Below this line are records; write out exactly the lines from the one containing "Rebuild this chart" through the one containing "import plotly.graph_objects as go", with the pictures left out.

Source code of charts
○ ○ ○

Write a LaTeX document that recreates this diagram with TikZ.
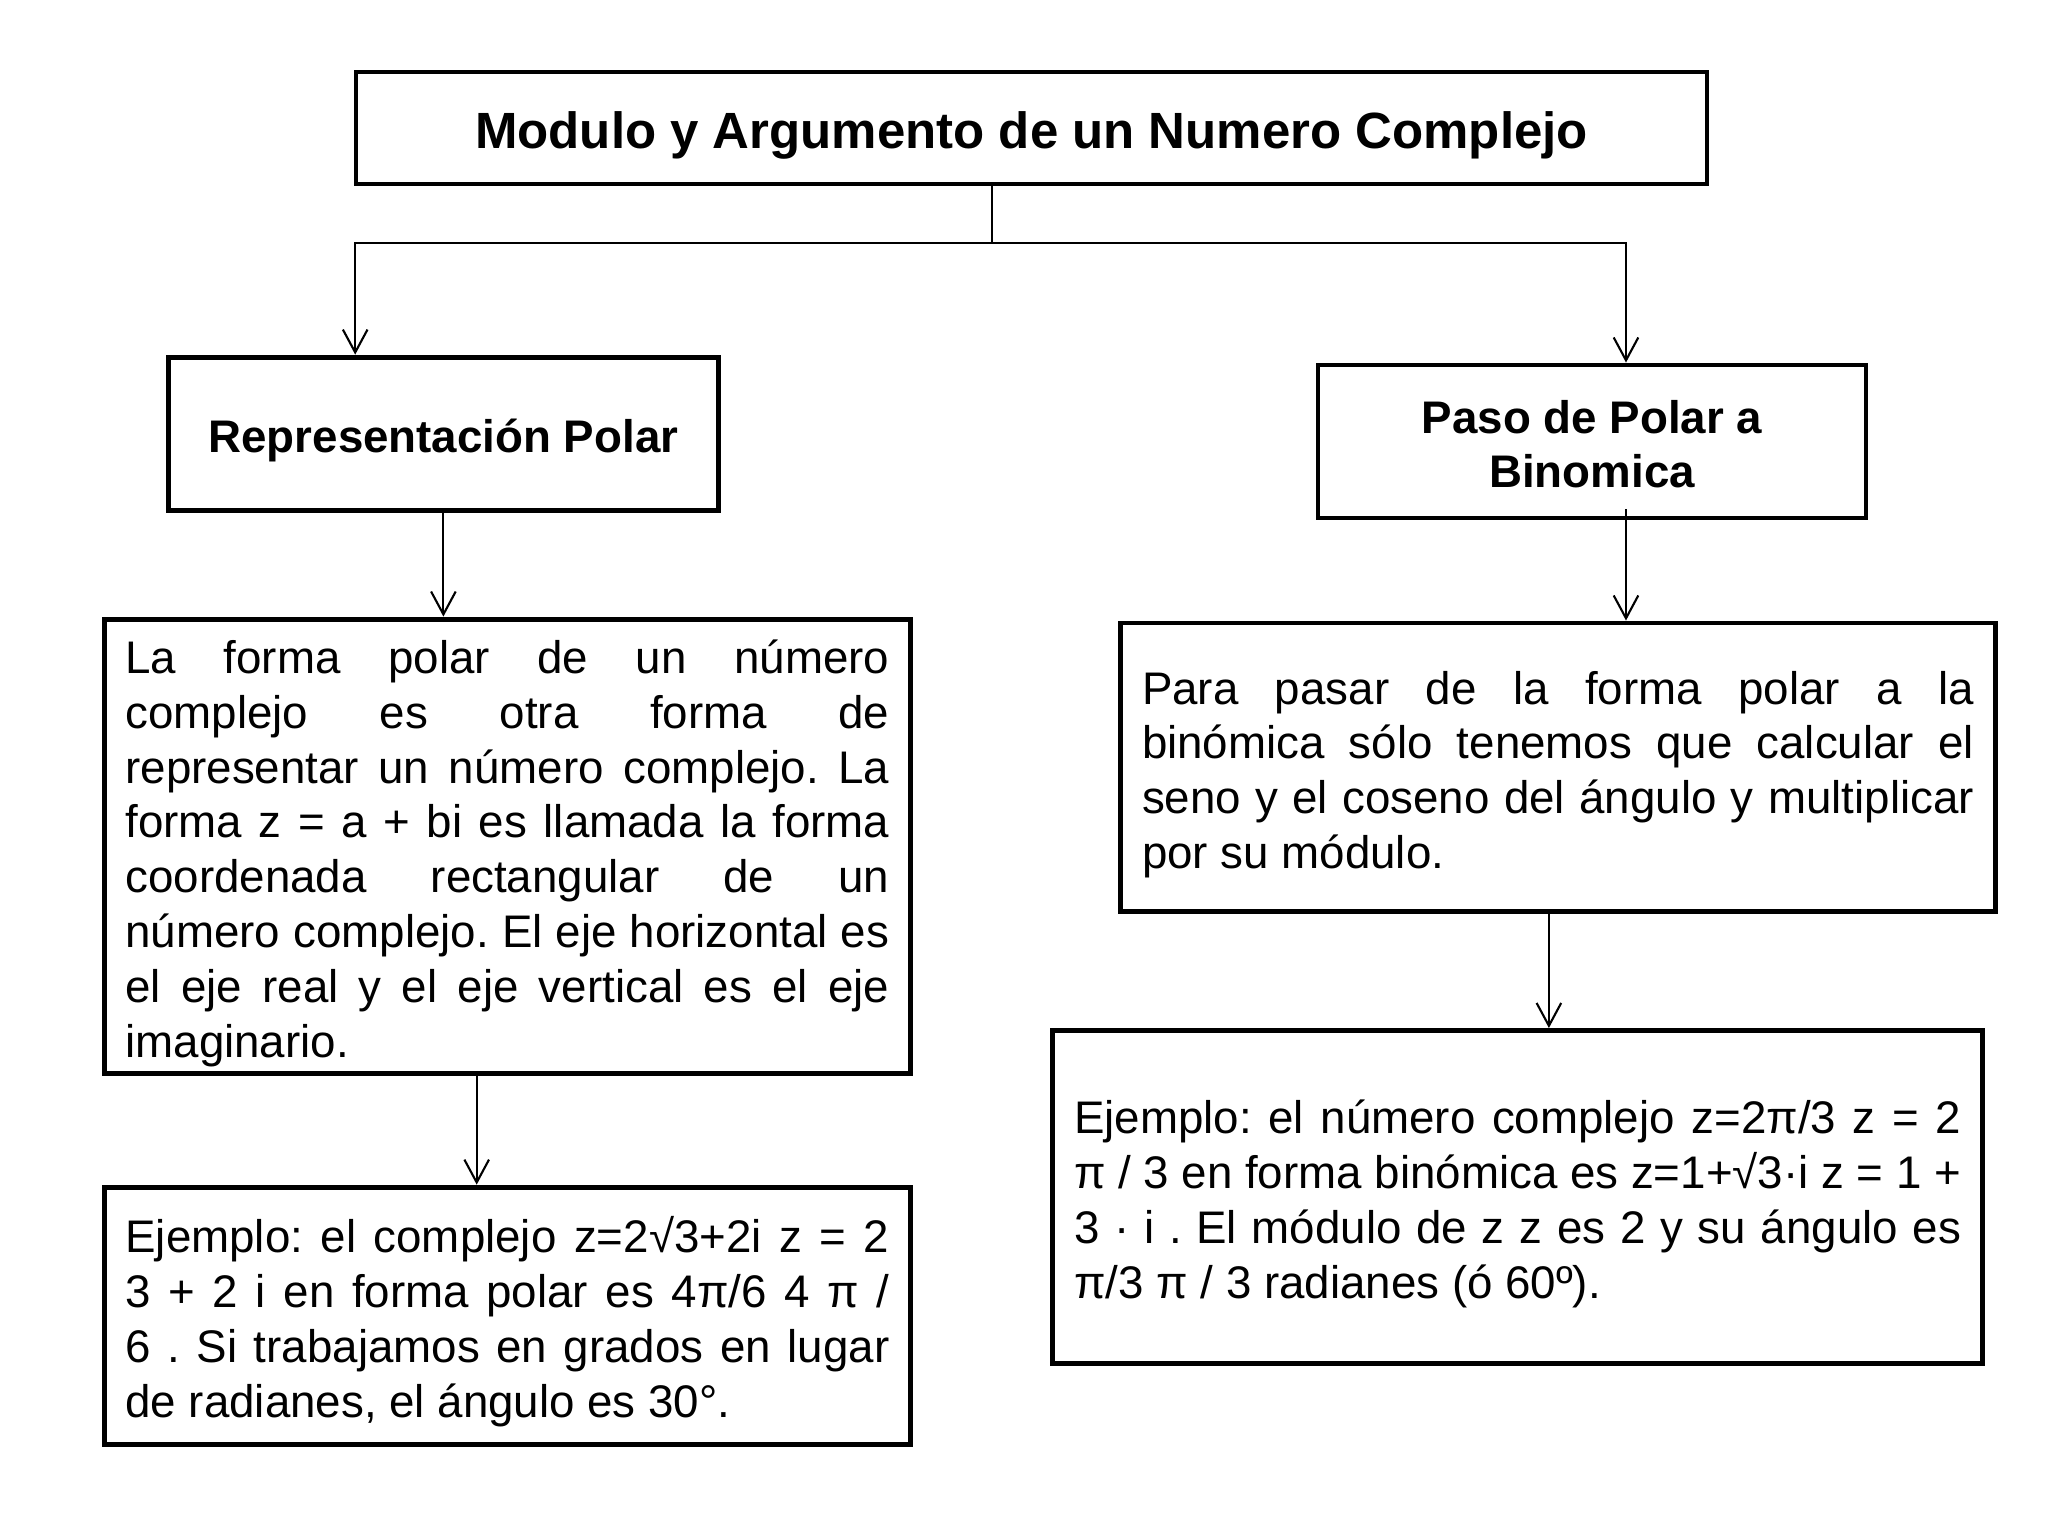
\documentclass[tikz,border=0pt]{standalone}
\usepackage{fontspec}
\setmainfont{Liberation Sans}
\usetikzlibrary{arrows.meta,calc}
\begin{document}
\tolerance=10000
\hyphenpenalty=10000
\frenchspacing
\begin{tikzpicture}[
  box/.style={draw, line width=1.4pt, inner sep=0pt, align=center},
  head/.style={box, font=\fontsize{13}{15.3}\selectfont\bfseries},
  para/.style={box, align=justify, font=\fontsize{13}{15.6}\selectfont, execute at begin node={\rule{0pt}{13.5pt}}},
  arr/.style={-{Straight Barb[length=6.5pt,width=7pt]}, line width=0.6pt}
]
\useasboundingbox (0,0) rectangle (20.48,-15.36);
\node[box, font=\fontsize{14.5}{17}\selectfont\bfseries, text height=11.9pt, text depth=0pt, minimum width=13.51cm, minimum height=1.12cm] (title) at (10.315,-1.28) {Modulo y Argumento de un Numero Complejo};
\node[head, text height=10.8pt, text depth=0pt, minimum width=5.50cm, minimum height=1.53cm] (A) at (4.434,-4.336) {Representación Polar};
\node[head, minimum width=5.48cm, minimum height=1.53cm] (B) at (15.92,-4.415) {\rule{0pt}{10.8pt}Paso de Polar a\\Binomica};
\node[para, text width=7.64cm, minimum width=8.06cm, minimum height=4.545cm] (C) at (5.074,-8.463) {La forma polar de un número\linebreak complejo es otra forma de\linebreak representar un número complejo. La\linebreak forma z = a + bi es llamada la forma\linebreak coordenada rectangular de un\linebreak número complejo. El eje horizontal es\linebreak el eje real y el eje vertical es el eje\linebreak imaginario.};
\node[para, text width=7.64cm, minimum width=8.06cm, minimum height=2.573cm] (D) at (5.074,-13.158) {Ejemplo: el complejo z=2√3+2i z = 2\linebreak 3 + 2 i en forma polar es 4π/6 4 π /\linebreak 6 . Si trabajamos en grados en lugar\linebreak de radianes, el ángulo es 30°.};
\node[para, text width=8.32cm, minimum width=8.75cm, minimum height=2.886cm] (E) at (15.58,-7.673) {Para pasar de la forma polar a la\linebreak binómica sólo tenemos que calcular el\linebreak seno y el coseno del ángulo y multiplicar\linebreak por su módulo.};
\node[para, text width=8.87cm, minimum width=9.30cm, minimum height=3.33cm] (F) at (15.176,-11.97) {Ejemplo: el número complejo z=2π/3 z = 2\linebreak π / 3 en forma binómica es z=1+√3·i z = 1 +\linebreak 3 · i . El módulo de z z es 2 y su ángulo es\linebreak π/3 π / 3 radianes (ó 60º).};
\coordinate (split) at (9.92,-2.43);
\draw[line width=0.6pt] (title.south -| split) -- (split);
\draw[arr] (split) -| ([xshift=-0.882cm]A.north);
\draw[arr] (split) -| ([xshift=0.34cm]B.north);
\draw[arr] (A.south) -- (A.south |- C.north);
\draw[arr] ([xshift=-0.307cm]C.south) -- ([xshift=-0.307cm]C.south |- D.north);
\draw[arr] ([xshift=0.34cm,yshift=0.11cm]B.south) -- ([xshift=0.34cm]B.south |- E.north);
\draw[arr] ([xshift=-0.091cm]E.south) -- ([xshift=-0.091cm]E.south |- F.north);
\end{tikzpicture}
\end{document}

○ ○ ○

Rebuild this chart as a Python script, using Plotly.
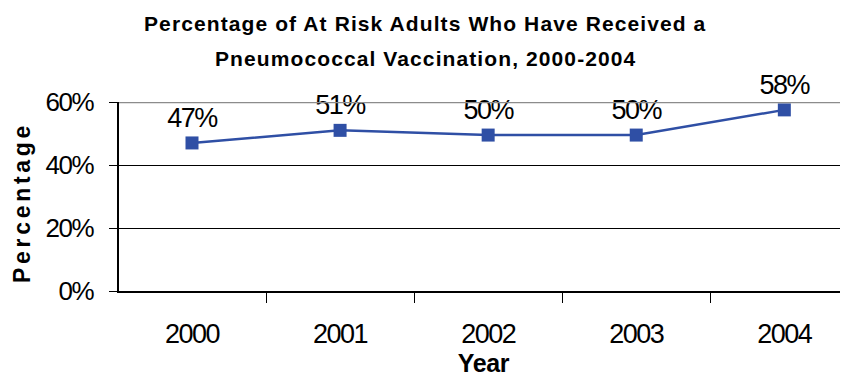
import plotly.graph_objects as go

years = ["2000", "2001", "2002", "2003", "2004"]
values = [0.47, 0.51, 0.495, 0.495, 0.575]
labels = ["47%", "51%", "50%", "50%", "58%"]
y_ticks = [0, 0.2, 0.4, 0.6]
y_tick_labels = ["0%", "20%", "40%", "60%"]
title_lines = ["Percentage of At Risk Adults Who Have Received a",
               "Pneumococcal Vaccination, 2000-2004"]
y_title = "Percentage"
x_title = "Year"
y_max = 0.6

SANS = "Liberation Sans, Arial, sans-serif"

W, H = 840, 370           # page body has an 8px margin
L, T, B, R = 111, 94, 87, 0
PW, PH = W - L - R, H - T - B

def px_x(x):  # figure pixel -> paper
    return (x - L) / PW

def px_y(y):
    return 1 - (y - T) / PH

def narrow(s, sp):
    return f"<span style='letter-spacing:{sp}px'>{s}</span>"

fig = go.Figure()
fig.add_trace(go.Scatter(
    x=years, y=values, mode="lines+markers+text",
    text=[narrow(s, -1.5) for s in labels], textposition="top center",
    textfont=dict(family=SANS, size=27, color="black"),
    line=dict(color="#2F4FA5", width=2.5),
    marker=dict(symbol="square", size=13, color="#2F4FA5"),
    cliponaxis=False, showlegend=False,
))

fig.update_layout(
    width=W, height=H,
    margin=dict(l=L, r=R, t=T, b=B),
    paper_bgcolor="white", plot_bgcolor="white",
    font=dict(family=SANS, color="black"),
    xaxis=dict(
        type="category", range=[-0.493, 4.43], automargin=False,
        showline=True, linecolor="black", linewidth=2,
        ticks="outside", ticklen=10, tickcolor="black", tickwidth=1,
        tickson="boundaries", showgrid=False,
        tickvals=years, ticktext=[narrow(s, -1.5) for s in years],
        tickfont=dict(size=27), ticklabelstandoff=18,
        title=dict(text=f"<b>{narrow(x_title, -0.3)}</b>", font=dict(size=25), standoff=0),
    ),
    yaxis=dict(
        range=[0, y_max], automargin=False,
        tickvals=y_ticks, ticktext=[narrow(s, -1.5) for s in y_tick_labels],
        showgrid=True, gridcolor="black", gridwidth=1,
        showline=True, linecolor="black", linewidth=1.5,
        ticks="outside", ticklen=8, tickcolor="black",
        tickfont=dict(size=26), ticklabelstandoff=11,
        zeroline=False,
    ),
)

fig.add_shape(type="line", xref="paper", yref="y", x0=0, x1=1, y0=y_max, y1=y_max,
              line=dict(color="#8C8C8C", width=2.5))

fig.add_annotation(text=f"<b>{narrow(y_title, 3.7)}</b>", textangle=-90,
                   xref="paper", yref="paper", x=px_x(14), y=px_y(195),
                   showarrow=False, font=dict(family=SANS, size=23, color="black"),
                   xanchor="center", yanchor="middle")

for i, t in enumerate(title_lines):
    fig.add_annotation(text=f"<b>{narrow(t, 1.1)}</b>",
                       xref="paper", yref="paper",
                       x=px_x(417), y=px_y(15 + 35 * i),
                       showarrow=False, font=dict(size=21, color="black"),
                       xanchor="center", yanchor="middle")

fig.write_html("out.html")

○ ○ ○

ANSWER BELOW>
Rebuild this chart as a Python script, using Plotly.
import plotly.graph_objects as go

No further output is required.